Chapter 1 Introduction

The bioinformatics community increasingly relies on ‘workflow’ frameworks to manage large and complex biomedical data (Köster and Rahmann, 2012; Di Tommaso et al., 2017). One solution facilitating portable, reproducible, and scalable workflows across a variety of software and hardware environments is the Common Workflow Language (CWL) (Amstutz et al., 2016).

“The Common Workflow Language (CWL) is a specification for describing analysis workflows and tools in a way that makes them portable and scalable across a variety of software and hardware environments, from workstations to cluster, cloud, and high performance computing (HPC) environments.”

The CWL has been widely adopted by large biomedical projects such as The Cancer Genome Atlas (TCGA) (Weinstein et al., 2013) and Galaxy (Afgan et al., 2018). However, as a domain-specific language, the implementation of CWL requires a level of expertise that is often beyond the capabilities of wet-lab researchers and even skilled data scientists. In addition, the impact of CWL pipelines is weakened by poor integration with downstream statistical analysis tools such as R and Bioconductor (Huber et al., 2015; Amezquita et al., 2020).

In this book, we introduce a Bioconductor toolchain for use and development of reproducible bioinformatics pipelines in CWL using Rcwl and RcwlPipelines.
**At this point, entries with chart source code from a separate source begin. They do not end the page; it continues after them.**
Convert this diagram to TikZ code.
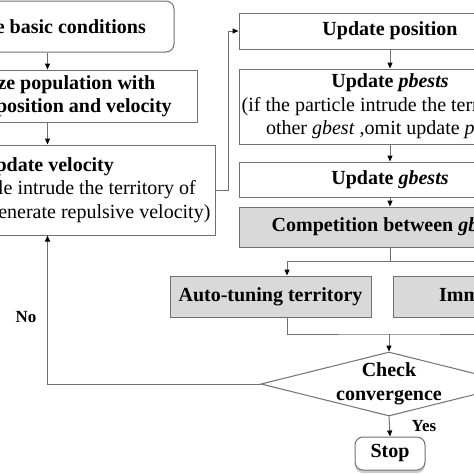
\documentclass[tikz,border=0pt]{standalone}
\usepackage{fontspec}
\setmainfont{Liberation Serif}
\usepackage{xcolor}
\usetikzlibrary{positioning,arrows.meta,shapes.geometric,shadows}
\definecolor{edgegray}{RGB}{112,112,112}
\definecolor{boxgray}{RGB}{217,217,217}
\newcommand{\bigfont}{\fontsize{20}{23.5}\selectfont}
\tikzset{
  tbx/.style={rectangle, draw=edgegray, fill=white, line width=1pt, align=center, inner sep=2pt, font=\bigfont},
  bx/.style={tbx, font=\bigfont\bfseries},
  gbx/.style={bx, fill=boxgray},
  rbx/.style={bx, rounded corners=8pt},
  dec/.style={diamond, draw=edgegray, fill=white, line width=1pt, inner sep=0pt, minimum width=256pt, minimum height=64pt},
  ln/.style={draw=edgegray, line width=1pt},
  arr/.style={ln, -{Triangle[length=6pt, width=5pt, color=black]}},
  lbl/.style={font=\fontsize{17}{19}\selectfont\bfseries, inner sep=1pt}
}

\begin{document}
\begin{tikzpicture}[x=1pt, y=-1pt]
  \useasboundingbox (0,0) rectangle (474,474);
  \clip (0,0) rectangle (474,474);

  % Left column
  \node[rbx, minimum width=253pt, minimum height=51pt] (start) at (47.5,26.5) {Define basic conditions};
  \node[bx, minimum width=299pt, minimum height=52pt] (init) at (47.5,96) {Initialize population with\\random position and velocity};
  \node[tbx, minimum width=335pt, minimum height=90pt] (vel) at (47.5,190)
    {\textbf{Update velocity}\\(if the particle intrude the territory of\\other \textit{gbest} , generate repulsive velocity)};

  % Right column
  \node[bx, minimum width=302pt, minimum height=36pt] (pos) at (390,31) {Update position};
  \node[tbx, minimum width=302pt, minimum height=75pt] (pb) at (390,106.5)
    {\textbf{Update \textit{pbests}}\\(if the particle intrude the territory of\\other \textit{gbest} ,omit update \textit{pbest})};
  \node[bx, minimum width=302pt, minimum height=35pt] (gb) at (390,179.5) {Update \textit{gbests}};
  \node[gbx, minimum width=302pt, minimum height=40pt] (comp) at (390,227) {Competition between \textit{gbests}};

  % Territory strategies
  \node[gbx, minimum width=201pt, minimum height=41pt] (auto) at (270.5,296.5) {Auto-tuning territory};
  \node[gbx, minimum width=201pt, minimum height=41pt] (imm) at (493.5,296.5) {Immigration};

  % Decision and end
  \node[dec] (chk) at (389,384) {};
  \node[font=\bigfont\bfseries, align=center] (chktxt) at (chk.center) {Check\\convergence};
  \node[rbx, minimum width=70pt, minimum height=33pt,
    drop shadow={shadow xshift=0pt, shadow yshift=-3pt, fill=gray!80}] (stop) at (390,453.5) {Stop};

  \coordinate (split) at (390,261);
  \coordinate (merge) at (389,334);

  % Connectors
  \draw[arr] (start) -- (init);
  \draw[arr] (init) -- (vel);
  \draw[arr] (vel.east) -- ++(13,0) |- (pos.west);
  \draw[arr] (pos) -- (pb);
  \draw[arr] (pb) -- (gb);
  \draw[arr] (gb) -- (comp);
  \draw[ln] (comp) -- (split);
  \draw[arr] (split) -| ([xshift=16.5pt]auto.north);
  \draw[arr] (split) -| ([xshift=-0.5pt]imm.north);
  \draw[ln] ([xshift=16.5pt]auto.south) |- (merge) -| ([xshift=-0.5pt]imm.south);
  \draw[arr] (merge) -- (chk.north);
  \draw[arr] (chk.west) -| (vel.south);
  \draw[arr] (chk.south) -- (stop.north);

  % Branch labels
  \node[lbl] (no) at (26,317) {No};
  \node[lbl] (yes) at (424,426) {Yes};
\end{tikzpicture}
\end{document}
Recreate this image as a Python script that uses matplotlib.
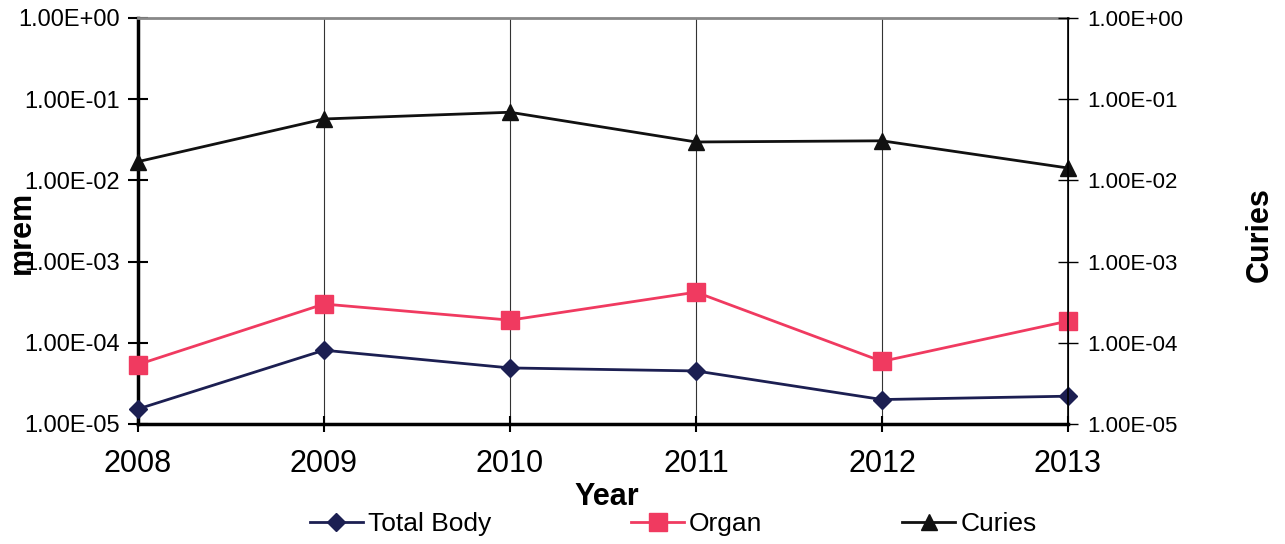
import matplotlib
matplotlib.use("Agg")
import matplotlib.pyplot as plt
from matplotlib.ticker import FuncFormatter, LogLocator, NullLocator

plt.rcParams["font.family"] = ["Liberation Sans", "DejaVu Sans"]

# Данные
years = [2008, 2009, 2010, 2011, 2012, 2013]
total_body = [1.53e-5, 8.1e-5, 4.9e-5, 4.5e-5, 2.0e-5, 2.2e-5]
organ = [5.4e-5, 3.0e-4, 1.9e-4, 4.2e-4, 5.9e-5, 1.85e-4]
curies = [1.7e-2, 5.7e-2, 6.9e-2, 2.97e-2, 3.07e-2, 1.42e-2]

fig = plt.figure(figsize=(12.85, 5.44), dpi=100)
ax = fig.add_axes([0.1074, 0.2206, 0.7237, 0.7464])
ax2 = ax.twinx()

sci = FuncFormatter(lambda v, _: f"{v:.2E}")

for a in (ax, ax2):
    a.set_yscale("log")
    a.set_ylim(1e-5, 1.0)
    a.yaxis.set_major_locator(LogLocator(base=10, numticks=10))
    a.yaxis.set_minor_locator(NullLocator())
    a.yaxis.set_major_formatter(sci)

ax.set_xlim(years[0], years[-1])
ax.set_xticks(years)
ax.set_xticklabels([str(y) for y in years], fontsize=22)
ax.tick_params(axis="x", direction="inout", length=12, width=1.5, pad=12)
ax.tick_params(axis="y", direction="inout", length=14, width=1.5, labelsize=17, pad=6)
ax2.tick_params(axis="y", direction="inout", length=14, width=1, labelsize=16, pad=7)

ax.grid(axis="x", color="#333333", linewidth=0.8)
ax.set_axisbelow(True)

ax.plot(years, total_body, color="#1c1f52", marker="D", markersize=9, linewidth=2,
        label="Total Body", clip_on=False, zorder=4)
ax.plot(years, organ, color="#f03a60", marker="s", markersize=13, linewidth=2,
        label="Organ", clip_on=False, zorder=4)
ax.plot(years, curies, color="#111111", marker="^", markersize=12, linewidth=2,
        label="Curies", clip_on=False, zorder=4)

ax.spines["left"].set_linewidth(2.5)
ax.spines["bottom"].set_linewidth(2.5)
ax.spines["top"].set_color("#888888")
ax.spines["top"].set_linewidth(2)
ax2.spines["right"].set_linewidth(1.2)
ax2.spines["top"].set_visible(False)
ax2.spines["left"].set_visible(False)
ax2.spines["bottom"].set_visible(False)

fig.text(0.017, 0.572, "mrem", rotation=90, fontsize=22, fontweight="bold",
         ha="center", va="center")
fig.text(0.98, 0.568, "Curies", rotation=90, fontsize=22, fontweight="bold",
         ha="center", va="center")
fig.text(0.472, 0.086, "Year", fontsize=22, fontweight="bold",
         ha="center", va="center")

fig.legend(loc="center", bbox_to_anchor=(0.524, 0.037), ncol=3, frameon=False,
           fontsize=19, handlelength=2.0, handletextpad=0.2, columnspacing=5.3)

fig.savefig("out.png", dpi=100)
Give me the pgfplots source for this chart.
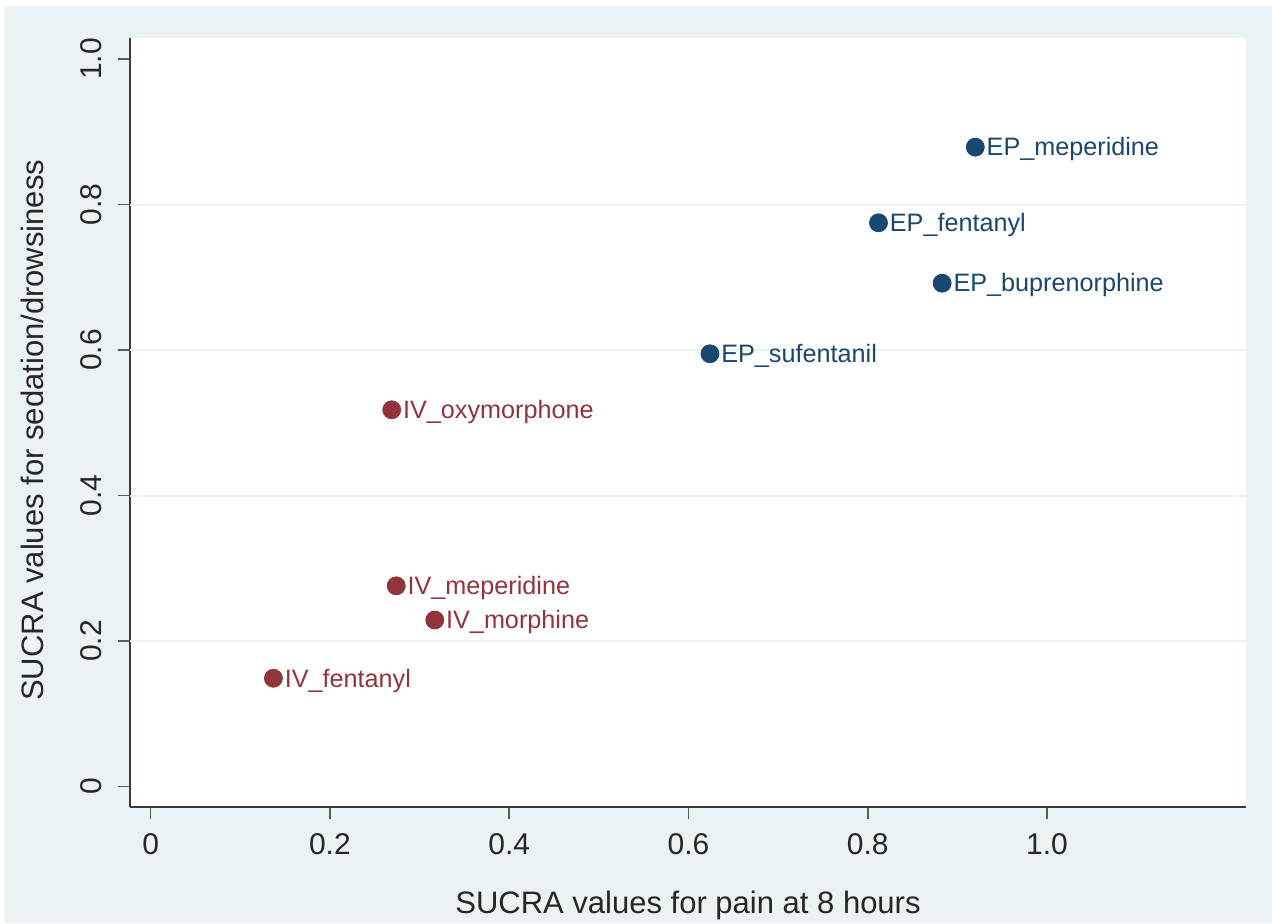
\documentclass[border=0pt]{standalone}
\usepackage{pgfplots}
\pgfplotsset{compat=1.18}
\usepackage{fontspec}
\setmainfont{Liberation Sans}
\definecolor{bgcol}{HTML}{EAF2F3}
\definecolor{navy}{HTML}{1A476F}
\definecolor{maroon}{HTML}{90353B}
\definecolor{axcol}{HTML}{3A3A3A}
\definecolor{tickcol}{HTML}{5A5A5A}

\begin{document}
\begin{tikzpicture}
    % page background (white strip top/left like the screenshot)
    \fill[white] (0,0) rectangle (636pt,461.5pt);
    \fill[bgcol] (2.5pt,0) rectangle (636pt,458.5pt);

    \begin{axis}[
        at={(65pt,58pt)}, anchor=south west,
        scale only axis,
        width=558pt, height=384.5pt,
        xmin=-0.023, xmax=1.222,
        ymin=-0.028, ymax=1.029,
        axis background/.style={fill=white},
        axis lines*=left,
        axis line style={axcol, line width=0.8pt},
        xtick={0,0.2,0.4,0.6,0.8,1.0},
        xticklabels={0,0.2,0.4,0.6,0.8,1.0},
        ytick={0,0.2,0.4,0.6,0.8,1.0},
        yticklabels={0,0.2,0.4,0.6,0.8,1.0},
        tick align=outside,
        major tick length=6pt,
        tick style={tickcol, line width=0.8pt},
        extra y ticks={0.2,0.4,0.6,0.8},
        extra y tick labels={},
        extra y tick style={grid=major, major tick length=0pt,
            grid style={bgcol, line width=1pt}},
        tick label style={font=\fontsize{15}{18}\selectfont, text=black!85},
        xticklabel style={anchor=north, inner sep=0pt, yshift=-7pt},
        yticklabel style={rotate=90, anchor=base, inner sep=0pt, yshift=8pt},
        xlabel={SUCRA values for pain at 8 hours},
        ylabel={SUCRA values for sedation/drowsiness},
        label style={font=\fontsize{15.5}{18}\selectfont, text=black!85},
        xlabel style={at={(axis description cs:0.5,0)}, anchor=base, yshift=-53pt},
        ylabel style={at={(axis description cs:0,0.49)}, anchor=base, yshift=43.5pt},
        clip=false,
    ]

    % epidural
    \addplot[only marks, mark=*, mark size=4.5pt, color=navy,
        nodes near coords, point meta=explicit symbolic,
        nodes near coords align=horizontal,
        every node near coord/.append style={anchor=base west, inner sep=0pt,
            xshift=5.5pt, yshift=-4.4pt, text=navy,
            font=\fontsize{12.6}{14}\selectfont}]
    coordinates {
        (0.920,0.879) [EP\_meperidine]
        (0.812,0.775) [EP\_fentanyl]
        (0.883,0.692) [EP\_buprenorphine]
        (0.624,0.595) [EP\_sufentanil]
    };

    % intravenous
    \addplot[only marks, mark=*, mark size=4.5pt, color=maroon,
        nodes near coords, point meta=explicit symbolic,
        nodes near coords align=horizontal,
        every node near coord/.append style={anchor=base west, inner sep=0pt,
            xshift=5.5pt, yshift=-4.4pt, text=maroon,
            font=\fontsize{12.6}{14}\selectfont}]
    coordinates {
        (0.269,0.518) [IV\_oxymorphone]
        (0.274,0.276) [IV\_meperidine]
        (0.317,0.229) [IV\_morphine]
        (0.137,0.149) [IV\_fentanyl]
    };
    \end{axis}
    \pgfresetboundingbox
    \path (0,0) rectangle (636pt,461.5pt);
\end{tikzpicture}
\end{document}
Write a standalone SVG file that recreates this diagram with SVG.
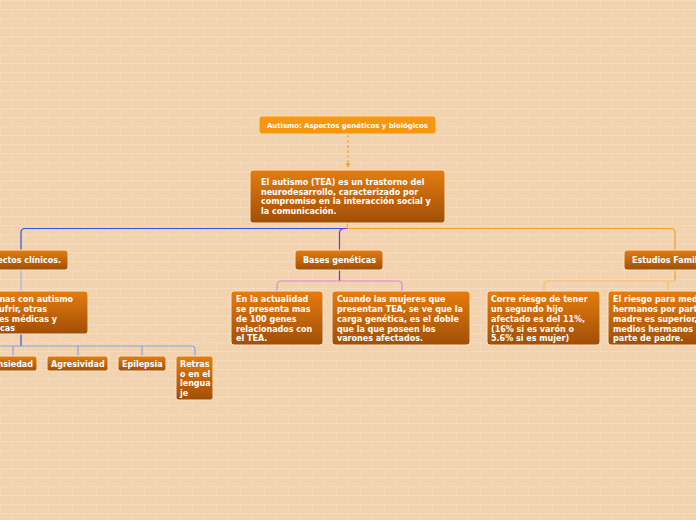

Rcwl provides a familiar R interface to, and expands the scope of, CWL.

Rcwl enables best practices and standardized data flow between different tools, and promotes modularization for easy sharing of established pipelines or critical steps. RcwlPipelines is a collection of commonly used bioinformatics tools and pipeline recipes based on Rcwl.RcwlPipelines develops a community-driven platform for open source, open development, and open review of best-practice CWL bioinformatics pipelines.

Rcwl and RcwlPipelines reduces the learning curve required to apply findable, accessible, interoperable, and reusable (FAIR) principles to the analysis of multi-omics biological experiments, and to promote community-wide sharing of cloud-ready bioinformatics workflows.